Turkey, at the beginning of 2014, looks remarkably different than Turkey just a year ago. Certainly, the luster has worn off Prime Minister Recep Tayyip Erdoğan who, just a year ago, looked on course to pass a new constitution which would enable him to lead Turkey as president for another decade, at least. Western supporters and many Turkish liberals described Fethullah Gülen as an enlightened force for religious tolerance and a man committed to reform and democracy.

Today, Turkey is moving toward one-man rule. How ironic it is that as so many Arab regimes swept out strong-man dictatorships, Erdoğan seeks to have Turkey become one. Perhaps Fethullah Gülen pushed him to it: Gülen’s minions permeate the security force and, once Erdoğan threatened Gülen’s revenue stream by seeking to close down his lucrative exam prep school enterprise, the police launched corruption probes against Erdoğan’s supporters, including his own son.

How ironic it is that while Western academics and liberals once railed against the deep state in Turkey, a reference to the shadowy networks of generals and intelligence officials who seemed to pull the levers behind the curtains, the past month’s events show that Gülen himself leads the deep state.

I spent the past week in Paris and Brussels meeting with Turkish parliamentarians. We were initially going to meet in Istanbul and Ankara, but they all believed they would be more free to speak candidly outside of Turkey, given how Gülen’s followers in the security forces now monitor the phone calls, tap the offices, and monitor the conversations in restaurants of parliamentarians, journalists, and foreigners. One parliamentarian made a good point: as critical as Turks are about Erdoğan, at least the prime minister was elected and, in theory, can be ousted in an election.
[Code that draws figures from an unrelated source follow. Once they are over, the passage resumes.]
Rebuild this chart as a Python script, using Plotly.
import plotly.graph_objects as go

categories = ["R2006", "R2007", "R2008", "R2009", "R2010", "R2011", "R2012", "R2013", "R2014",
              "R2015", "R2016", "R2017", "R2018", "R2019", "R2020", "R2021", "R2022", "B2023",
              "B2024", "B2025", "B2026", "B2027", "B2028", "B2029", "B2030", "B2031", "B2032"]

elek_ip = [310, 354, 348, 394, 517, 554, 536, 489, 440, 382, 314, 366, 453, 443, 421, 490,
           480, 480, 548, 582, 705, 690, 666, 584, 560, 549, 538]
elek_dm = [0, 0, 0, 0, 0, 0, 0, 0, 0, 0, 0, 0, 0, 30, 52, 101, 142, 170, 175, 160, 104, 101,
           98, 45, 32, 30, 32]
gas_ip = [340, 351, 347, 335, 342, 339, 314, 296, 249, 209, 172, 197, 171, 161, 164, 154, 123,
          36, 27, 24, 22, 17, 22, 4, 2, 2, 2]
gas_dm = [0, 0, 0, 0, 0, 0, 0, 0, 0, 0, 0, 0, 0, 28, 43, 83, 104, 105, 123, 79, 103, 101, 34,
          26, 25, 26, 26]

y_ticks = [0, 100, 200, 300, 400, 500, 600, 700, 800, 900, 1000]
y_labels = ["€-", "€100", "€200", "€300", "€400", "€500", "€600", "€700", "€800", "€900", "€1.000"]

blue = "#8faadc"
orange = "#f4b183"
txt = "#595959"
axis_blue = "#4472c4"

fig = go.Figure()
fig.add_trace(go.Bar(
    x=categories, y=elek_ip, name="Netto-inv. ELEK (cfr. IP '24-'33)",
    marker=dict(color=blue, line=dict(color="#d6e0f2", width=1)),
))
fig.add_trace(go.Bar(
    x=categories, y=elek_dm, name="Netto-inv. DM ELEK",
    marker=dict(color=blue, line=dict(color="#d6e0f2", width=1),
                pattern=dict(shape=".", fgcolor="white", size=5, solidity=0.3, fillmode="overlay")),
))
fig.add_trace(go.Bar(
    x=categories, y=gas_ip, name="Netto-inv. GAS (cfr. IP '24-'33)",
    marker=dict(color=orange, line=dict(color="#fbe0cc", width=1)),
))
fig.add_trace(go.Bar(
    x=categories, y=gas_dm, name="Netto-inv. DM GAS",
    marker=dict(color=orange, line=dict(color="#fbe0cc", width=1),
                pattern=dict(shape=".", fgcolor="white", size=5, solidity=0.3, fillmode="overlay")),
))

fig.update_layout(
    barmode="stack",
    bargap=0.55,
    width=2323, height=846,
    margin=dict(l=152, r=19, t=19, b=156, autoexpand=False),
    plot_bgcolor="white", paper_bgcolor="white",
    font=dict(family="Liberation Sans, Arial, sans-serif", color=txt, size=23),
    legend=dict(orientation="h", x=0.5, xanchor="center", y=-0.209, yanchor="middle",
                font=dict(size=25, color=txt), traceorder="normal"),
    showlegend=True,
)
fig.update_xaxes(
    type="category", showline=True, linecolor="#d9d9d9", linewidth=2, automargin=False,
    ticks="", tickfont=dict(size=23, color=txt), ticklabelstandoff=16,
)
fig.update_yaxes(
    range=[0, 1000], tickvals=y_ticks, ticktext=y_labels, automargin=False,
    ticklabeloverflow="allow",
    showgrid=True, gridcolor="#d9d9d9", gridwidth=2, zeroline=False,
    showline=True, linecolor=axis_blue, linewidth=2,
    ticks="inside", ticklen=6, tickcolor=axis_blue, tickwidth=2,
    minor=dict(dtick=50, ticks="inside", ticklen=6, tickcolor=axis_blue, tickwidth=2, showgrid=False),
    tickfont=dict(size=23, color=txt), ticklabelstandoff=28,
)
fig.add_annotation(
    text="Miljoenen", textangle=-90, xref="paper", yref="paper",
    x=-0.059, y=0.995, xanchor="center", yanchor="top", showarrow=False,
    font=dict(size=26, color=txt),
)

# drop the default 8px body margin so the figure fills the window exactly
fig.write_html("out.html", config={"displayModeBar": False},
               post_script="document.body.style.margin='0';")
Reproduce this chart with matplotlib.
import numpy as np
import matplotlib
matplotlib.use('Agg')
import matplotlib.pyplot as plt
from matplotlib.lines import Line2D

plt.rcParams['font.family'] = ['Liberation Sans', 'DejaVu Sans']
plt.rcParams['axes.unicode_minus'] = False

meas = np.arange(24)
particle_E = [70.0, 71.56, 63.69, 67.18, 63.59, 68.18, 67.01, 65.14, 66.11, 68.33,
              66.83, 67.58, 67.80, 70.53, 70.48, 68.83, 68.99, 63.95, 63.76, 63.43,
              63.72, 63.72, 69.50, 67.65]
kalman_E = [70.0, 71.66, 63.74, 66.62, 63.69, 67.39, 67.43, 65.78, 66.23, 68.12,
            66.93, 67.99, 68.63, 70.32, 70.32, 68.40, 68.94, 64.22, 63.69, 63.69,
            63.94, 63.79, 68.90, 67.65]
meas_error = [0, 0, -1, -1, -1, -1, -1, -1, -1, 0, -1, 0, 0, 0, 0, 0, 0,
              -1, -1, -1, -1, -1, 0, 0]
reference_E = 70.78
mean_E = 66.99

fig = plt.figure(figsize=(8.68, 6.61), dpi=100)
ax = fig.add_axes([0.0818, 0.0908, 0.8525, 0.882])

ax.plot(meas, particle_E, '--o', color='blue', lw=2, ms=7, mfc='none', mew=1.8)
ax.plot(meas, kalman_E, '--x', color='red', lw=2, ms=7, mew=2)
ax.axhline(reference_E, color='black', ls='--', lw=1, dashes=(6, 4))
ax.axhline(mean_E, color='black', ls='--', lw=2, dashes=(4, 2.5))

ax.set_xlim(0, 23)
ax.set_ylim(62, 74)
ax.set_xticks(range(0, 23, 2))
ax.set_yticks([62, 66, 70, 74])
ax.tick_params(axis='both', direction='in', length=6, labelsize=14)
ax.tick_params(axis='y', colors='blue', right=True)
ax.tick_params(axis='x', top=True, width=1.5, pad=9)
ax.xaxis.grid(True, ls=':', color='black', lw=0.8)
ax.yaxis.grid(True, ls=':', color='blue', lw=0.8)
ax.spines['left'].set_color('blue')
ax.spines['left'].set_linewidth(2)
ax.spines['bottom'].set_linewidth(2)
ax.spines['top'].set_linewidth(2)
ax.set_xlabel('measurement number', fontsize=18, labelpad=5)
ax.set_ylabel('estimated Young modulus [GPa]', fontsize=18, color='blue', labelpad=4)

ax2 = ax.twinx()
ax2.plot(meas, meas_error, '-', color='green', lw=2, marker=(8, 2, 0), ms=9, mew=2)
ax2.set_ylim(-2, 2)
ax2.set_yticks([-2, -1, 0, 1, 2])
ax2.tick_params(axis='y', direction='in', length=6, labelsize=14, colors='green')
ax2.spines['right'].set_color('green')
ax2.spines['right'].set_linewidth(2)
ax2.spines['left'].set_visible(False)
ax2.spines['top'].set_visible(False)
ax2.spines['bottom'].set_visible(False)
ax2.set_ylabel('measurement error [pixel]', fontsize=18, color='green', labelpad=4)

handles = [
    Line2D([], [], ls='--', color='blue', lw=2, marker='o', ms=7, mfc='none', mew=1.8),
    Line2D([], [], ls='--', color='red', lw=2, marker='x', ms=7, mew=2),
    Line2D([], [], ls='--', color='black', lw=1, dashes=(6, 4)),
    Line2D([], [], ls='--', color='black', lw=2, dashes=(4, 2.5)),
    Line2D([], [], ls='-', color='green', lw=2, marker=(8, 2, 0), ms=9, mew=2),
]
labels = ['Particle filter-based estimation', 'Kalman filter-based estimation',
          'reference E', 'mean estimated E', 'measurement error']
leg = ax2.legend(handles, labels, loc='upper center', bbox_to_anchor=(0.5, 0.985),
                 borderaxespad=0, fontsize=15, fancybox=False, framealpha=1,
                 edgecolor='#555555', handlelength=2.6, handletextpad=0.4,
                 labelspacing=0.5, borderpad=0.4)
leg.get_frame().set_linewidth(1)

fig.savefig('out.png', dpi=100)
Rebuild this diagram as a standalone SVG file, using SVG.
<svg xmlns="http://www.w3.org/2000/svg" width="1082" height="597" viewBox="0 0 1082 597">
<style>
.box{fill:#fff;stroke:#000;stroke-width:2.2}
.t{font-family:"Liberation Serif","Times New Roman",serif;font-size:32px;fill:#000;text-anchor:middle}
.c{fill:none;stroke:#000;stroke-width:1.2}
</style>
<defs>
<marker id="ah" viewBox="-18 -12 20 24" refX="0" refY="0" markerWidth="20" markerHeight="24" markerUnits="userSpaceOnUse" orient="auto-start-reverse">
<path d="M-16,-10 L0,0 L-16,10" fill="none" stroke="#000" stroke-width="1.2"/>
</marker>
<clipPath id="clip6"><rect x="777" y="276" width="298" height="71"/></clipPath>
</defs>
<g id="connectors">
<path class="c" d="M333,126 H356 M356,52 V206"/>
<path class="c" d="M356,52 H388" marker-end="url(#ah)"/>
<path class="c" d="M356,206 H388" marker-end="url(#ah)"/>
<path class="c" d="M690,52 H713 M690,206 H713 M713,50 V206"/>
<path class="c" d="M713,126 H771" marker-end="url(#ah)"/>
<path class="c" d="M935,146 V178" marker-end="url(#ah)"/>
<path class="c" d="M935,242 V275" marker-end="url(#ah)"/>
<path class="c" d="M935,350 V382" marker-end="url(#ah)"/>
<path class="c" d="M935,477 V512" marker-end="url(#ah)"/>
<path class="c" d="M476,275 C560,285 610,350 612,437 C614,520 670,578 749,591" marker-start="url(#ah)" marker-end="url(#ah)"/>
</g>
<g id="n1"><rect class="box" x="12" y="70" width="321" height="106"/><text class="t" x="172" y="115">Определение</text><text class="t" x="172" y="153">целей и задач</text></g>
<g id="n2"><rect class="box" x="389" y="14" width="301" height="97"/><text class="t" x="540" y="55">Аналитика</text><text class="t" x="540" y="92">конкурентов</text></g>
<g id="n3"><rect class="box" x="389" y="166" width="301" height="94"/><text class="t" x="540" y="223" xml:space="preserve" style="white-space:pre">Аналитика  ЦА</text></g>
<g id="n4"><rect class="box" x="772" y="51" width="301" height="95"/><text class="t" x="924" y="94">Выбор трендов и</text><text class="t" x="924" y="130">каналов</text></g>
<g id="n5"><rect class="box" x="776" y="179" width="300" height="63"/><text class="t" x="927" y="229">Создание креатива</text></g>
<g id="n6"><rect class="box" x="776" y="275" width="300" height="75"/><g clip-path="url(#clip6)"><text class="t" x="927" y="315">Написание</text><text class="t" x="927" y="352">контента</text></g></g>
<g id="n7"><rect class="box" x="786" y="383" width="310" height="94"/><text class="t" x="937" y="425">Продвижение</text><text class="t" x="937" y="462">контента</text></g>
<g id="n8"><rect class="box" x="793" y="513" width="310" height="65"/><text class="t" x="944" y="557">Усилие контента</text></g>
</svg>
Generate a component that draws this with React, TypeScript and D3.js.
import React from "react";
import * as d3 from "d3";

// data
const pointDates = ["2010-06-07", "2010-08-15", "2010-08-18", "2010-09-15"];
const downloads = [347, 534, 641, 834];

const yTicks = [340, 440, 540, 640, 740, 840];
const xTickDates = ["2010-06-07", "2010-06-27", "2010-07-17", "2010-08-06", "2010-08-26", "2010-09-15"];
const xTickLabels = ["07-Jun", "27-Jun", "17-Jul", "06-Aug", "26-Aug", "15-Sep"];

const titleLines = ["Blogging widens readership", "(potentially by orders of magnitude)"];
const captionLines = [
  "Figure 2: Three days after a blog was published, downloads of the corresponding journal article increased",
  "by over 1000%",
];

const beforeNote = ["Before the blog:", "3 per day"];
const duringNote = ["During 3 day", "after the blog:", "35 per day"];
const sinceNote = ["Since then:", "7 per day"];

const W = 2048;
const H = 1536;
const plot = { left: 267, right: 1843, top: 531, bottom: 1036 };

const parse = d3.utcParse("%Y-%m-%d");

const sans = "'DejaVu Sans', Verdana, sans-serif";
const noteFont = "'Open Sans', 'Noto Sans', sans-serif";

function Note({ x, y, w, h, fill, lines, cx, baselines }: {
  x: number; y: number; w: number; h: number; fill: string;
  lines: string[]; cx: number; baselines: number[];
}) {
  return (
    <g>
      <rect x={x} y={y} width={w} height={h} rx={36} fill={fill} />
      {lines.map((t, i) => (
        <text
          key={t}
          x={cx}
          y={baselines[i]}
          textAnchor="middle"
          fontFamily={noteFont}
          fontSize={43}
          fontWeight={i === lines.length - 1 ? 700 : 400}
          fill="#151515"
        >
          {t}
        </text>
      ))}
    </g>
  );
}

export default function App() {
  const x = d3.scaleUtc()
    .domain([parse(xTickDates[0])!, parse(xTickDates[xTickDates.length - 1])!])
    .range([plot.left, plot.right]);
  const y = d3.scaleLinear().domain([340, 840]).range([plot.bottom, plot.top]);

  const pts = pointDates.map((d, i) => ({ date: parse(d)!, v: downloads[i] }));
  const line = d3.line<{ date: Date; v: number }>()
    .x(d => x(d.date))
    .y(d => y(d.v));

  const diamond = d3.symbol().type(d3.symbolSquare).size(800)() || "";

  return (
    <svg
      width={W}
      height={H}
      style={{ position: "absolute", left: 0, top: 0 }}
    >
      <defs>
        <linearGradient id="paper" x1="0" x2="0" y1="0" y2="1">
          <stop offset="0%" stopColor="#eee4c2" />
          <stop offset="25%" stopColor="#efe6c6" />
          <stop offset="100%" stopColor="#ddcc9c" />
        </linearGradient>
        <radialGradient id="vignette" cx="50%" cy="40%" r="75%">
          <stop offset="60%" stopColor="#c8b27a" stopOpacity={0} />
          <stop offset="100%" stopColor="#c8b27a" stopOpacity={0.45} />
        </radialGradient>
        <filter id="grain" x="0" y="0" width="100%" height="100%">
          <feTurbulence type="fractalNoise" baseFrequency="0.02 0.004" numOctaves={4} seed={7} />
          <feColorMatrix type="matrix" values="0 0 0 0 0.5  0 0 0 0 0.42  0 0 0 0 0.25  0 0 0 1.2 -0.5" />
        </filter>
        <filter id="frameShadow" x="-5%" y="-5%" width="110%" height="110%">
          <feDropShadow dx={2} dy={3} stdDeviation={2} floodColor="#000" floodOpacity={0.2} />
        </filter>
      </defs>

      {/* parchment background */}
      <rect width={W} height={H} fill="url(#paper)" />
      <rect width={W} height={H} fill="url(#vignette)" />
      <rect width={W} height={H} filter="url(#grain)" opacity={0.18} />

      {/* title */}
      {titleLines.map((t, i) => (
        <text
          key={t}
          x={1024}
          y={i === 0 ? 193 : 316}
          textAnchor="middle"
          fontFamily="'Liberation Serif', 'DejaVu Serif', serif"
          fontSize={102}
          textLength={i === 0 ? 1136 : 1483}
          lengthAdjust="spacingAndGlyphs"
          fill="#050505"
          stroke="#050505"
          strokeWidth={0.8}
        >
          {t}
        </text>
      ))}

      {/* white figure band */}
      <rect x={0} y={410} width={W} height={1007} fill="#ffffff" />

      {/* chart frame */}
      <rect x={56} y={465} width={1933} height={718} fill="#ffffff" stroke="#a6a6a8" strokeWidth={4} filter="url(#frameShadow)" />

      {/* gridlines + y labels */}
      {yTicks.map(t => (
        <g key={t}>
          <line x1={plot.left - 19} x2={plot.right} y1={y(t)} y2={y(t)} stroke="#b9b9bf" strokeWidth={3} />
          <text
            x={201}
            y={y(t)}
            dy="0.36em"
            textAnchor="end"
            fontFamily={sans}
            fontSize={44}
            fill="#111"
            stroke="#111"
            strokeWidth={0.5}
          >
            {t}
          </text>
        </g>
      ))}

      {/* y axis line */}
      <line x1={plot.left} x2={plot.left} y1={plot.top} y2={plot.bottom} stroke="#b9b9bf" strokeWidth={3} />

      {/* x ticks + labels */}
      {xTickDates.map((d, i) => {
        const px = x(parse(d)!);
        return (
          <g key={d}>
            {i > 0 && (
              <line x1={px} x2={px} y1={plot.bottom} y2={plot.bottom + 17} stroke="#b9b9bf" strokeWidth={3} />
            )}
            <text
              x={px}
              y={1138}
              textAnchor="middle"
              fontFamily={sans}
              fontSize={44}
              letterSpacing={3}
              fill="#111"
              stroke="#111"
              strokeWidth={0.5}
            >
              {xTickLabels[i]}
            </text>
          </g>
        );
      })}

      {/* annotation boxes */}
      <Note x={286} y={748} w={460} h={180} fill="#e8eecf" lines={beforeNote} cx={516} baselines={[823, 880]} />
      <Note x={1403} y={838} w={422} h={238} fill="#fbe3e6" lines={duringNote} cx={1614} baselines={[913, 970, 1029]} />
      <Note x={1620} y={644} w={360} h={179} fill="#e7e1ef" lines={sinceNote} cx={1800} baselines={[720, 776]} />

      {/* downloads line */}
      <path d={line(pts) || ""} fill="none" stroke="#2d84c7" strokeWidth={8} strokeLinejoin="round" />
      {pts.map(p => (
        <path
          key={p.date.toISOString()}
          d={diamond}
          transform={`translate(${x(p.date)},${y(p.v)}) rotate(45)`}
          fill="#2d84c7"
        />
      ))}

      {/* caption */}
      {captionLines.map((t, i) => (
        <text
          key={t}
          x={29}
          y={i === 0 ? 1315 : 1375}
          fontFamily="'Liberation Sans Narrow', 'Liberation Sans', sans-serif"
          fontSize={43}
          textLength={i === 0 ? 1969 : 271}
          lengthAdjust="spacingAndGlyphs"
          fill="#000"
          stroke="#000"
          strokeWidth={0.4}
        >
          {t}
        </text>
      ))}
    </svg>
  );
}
No one, in contrast, ever elected Gülen, although the shadowy cult leader aspires to wield as much power as the prime minister.

The real danger now, however, has been Erdoğan’s reaction to the scandal. Whereas he once depicted himself and his party as anti-corruption crusaders, he now seeks to protect the corrupt and punish those questioning such corruption. In the last couple weeks, he has reassigned or displaced more than 2,500 police officers, and effectively frozen the corruption cases against his son, associates, and his friends. The Justice and Development Party (AKP)-controlled legislature passed an urgent bill to place the judiciary under executive control, enabling the minister of justice to appoint and remove both prosecutors and judges. The constitutional court will likely overturn that law, but the way Turkish law works, should the court strike down the law, it will have no retroactive effect: Any judge or prosecutor removed or reassigned in the past few weeks will remain in their new positions and will not win their old jobs back.

Now the AKP-dominated legislature is considering another bill that will allow the government to shut down any website immediately. Should that bill pass, the power of Internet censorship will shift from the courts to the government.

Turks say they will take to the streets on Saturday. If that demonstration moves forward, the reaction of the government will be perhaps the best indicator of what Turkey has become.

Perhaps it is time for some reflection in the White House and State Department, not to mention several think tanks and universities, about how it was that they got Erdoğan and Gülen so wrong. Too many American universities have taken money from Gülen-related institutions to organize conferences or publish books attesting to Gülen’s moderation and wisdom. Many think tanks—including some of those normally skeptical of Islamist movements—consciously moderated their assessments of the AKP in order to preserve access to the State Department. If think-tanks are to retain their value, however, intellectual integrity should trump the willingness to be yes-men. Most importantly, it’s time Congress or others lead an independent assessment of the past decade of State Department reporting to determine who got the AKP right, who got it wrong and, most importantly, why assessments about Erdoğan, his character, and the AKP were so inaccurate.